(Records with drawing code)

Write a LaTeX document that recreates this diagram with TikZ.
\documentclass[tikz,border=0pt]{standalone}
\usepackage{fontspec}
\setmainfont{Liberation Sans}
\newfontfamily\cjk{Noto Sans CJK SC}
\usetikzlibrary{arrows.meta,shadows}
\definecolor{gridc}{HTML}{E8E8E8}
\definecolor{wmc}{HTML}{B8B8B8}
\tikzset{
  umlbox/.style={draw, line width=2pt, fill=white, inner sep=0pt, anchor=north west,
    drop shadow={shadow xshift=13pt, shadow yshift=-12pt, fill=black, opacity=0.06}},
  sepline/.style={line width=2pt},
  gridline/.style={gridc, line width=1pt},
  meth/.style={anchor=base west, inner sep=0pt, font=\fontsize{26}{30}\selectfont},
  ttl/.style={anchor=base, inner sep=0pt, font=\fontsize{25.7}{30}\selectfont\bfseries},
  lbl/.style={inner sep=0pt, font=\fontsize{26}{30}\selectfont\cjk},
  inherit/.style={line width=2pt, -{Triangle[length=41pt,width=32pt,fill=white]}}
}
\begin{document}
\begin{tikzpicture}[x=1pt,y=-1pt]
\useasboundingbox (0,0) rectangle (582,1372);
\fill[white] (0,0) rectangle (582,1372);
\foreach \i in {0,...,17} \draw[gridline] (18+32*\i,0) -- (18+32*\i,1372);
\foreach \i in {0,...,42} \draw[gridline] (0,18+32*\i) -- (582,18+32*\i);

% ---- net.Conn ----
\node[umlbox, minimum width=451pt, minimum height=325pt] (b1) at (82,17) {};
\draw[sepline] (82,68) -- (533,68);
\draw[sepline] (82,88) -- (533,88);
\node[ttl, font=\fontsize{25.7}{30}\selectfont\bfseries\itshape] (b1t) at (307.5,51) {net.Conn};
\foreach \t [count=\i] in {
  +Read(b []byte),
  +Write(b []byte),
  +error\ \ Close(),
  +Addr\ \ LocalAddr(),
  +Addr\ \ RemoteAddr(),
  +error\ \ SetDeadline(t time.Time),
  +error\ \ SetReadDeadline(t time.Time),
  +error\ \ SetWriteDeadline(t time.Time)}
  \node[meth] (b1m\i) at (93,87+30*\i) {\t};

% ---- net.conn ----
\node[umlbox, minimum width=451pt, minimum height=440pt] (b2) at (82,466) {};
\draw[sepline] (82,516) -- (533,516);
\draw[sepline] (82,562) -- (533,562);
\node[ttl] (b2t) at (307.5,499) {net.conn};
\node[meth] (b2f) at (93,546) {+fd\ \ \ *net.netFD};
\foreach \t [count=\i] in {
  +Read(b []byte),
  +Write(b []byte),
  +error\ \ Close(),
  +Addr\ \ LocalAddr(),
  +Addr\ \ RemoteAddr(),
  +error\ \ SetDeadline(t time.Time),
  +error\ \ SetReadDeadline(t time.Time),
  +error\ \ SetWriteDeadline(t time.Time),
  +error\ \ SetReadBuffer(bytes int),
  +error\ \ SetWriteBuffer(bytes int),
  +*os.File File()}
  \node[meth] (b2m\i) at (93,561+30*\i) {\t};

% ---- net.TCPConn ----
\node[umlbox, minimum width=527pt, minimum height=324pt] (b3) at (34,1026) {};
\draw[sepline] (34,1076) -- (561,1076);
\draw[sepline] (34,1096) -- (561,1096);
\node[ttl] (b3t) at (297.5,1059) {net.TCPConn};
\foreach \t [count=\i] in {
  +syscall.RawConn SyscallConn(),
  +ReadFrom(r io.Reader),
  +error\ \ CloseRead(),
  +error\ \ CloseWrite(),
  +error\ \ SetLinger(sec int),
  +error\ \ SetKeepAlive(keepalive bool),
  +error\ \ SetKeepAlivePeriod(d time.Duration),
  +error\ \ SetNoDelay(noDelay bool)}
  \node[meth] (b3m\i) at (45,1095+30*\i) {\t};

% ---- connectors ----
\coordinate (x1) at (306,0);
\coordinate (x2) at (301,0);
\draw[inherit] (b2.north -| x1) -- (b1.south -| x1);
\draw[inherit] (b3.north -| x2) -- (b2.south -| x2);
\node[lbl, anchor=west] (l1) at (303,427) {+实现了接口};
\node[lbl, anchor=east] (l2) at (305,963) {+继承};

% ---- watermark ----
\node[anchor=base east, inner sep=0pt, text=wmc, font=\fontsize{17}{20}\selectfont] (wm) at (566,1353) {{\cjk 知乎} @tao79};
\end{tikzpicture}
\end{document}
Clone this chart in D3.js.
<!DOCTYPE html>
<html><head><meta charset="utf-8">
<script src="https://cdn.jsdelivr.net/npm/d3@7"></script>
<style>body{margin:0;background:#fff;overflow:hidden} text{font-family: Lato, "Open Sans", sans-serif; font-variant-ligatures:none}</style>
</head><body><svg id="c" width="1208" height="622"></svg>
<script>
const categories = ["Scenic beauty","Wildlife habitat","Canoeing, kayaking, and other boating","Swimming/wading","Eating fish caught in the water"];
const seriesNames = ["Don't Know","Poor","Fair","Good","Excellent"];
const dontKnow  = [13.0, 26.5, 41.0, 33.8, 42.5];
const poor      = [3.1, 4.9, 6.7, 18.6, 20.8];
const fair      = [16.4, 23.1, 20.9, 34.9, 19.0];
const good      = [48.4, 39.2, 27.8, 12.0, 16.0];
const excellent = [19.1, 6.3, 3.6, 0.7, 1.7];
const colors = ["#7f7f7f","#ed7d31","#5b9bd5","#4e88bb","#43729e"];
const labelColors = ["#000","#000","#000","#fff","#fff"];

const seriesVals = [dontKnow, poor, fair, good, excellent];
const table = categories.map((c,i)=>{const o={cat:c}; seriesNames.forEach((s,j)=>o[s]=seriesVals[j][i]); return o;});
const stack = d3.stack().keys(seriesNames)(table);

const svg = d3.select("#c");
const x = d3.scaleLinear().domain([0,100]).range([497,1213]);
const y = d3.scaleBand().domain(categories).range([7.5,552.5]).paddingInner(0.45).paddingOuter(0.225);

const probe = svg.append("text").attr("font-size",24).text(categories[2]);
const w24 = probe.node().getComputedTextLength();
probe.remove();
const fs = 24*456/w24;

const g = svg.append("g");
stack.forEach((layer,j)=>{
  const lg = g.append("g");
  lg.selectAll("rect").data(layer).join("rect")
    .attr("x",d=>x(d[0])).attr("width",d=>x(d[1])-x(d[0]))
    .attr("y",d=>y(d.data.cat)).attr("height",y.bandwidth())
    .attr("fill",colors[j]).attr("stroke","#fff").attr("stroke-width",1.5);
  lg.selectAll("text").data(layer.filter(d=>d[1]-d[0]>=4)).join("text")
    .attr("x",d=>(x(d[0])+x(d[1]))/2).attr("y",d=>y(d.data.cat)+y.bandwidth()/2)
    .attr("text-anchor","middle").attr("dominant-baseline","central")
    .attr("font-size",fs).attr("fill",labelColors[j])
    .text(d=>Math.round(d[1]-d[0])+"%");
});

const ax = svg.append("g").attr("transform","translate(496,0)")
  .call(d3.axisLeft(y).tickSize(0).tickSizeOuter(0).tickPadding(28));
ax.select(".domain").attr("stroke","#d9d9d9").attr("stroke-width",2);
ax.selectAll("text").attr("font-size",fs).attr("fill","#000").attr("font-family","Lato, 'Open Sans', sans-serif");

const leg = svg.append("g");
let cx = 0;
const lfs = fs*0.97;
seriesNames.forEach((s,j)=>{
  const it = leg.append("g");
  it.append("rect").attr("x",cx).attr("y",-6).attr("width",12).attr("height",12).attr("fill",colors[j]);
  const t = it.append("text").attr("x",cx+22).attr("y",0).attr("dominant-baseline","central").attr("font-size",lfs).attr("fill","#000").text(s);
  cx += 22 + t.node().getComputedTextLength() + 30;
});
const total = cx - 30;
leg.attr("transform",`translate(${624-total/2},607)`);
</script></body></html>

EXERCISE DETAILS >> From the records above, pick out and copy each line holding the word "this".

SOLUTION BELOW >>
Write a LaTeX document that recreates this diagram with TikZ.
Clone this chart in D3.js.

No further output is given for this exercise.